Of all the conference presentations, what struck me most was the keynote address on Learning Gain delivered by Dr. Camille Kandiko Howson from King’s College London. The first word that came to mind when I read the title of the presentation was ‘benefit’.  Learning gain could refer to the benefit that a student derives from a learning experience.   After listening to the talk, I learned that it is a much broader concept, and has multiple dimensions (i.e. cognitive, behavioural and affective) that could be measured.

Learning gain is “the improvement in knowledge, skills, work-readiness and personal development made by students during their time in higher education”. 1    From Dr. Howson’s presentation, if we want to measure learning gain, two questions should be asked:   1) What is the purpose of higher education? and 2) What is valued? The answer to these questions would help in determining what aspects of learning gain should be measured, and how learning gain could be promoted and achieved.

Coming from a public health background, I automatically thought about looking at these issues from both a macro (societal) and a micro (individual) perspectives.  From a macro perspective, it would boil down to the reasons why a society educates its population. Is it to create a citizenry that will contribute to society’s economic, technological and cultural development? Is it to ensure that knowledge, skills and societal values are transmitted from generation to generation?  Is it to ensure social equity, to bridge the gap between the advantaged and the disadvantaged?  I think that all of these questions are relevant.
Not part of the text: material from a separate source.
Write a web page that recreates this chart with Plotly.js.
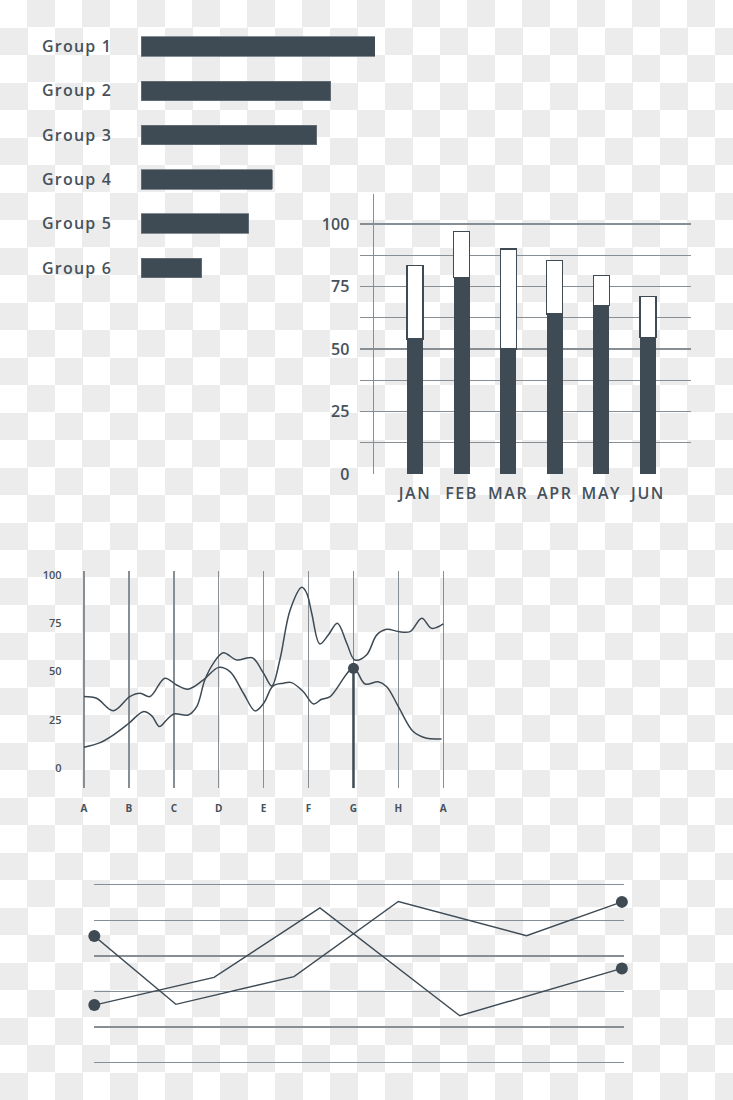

As an educator involved in teaching and providing pastoral support to students, for me the micro perspective would be more applicable, in my teaching sessions, in student meetings, in my conversations with students. The questions that I should ask are:   1) What is the purpose or objective of the session?  2)  What benefit or value can the student derive from it? and  3) How can it contribute to student learning in the cognitive, behavioural and affective domains?

And so I left the conference thinking about how learning gain can be achieved in my own teaching and encounters with students, and with the conviction that learning gain should be foremost in our minds and in what we do as educators.

Reference: McGrath, C.H., Guerin, B., Harte, E., Frearson, M., & Manville, C. (2015). Learning Gain in Higher Education. Cambridge: RAND.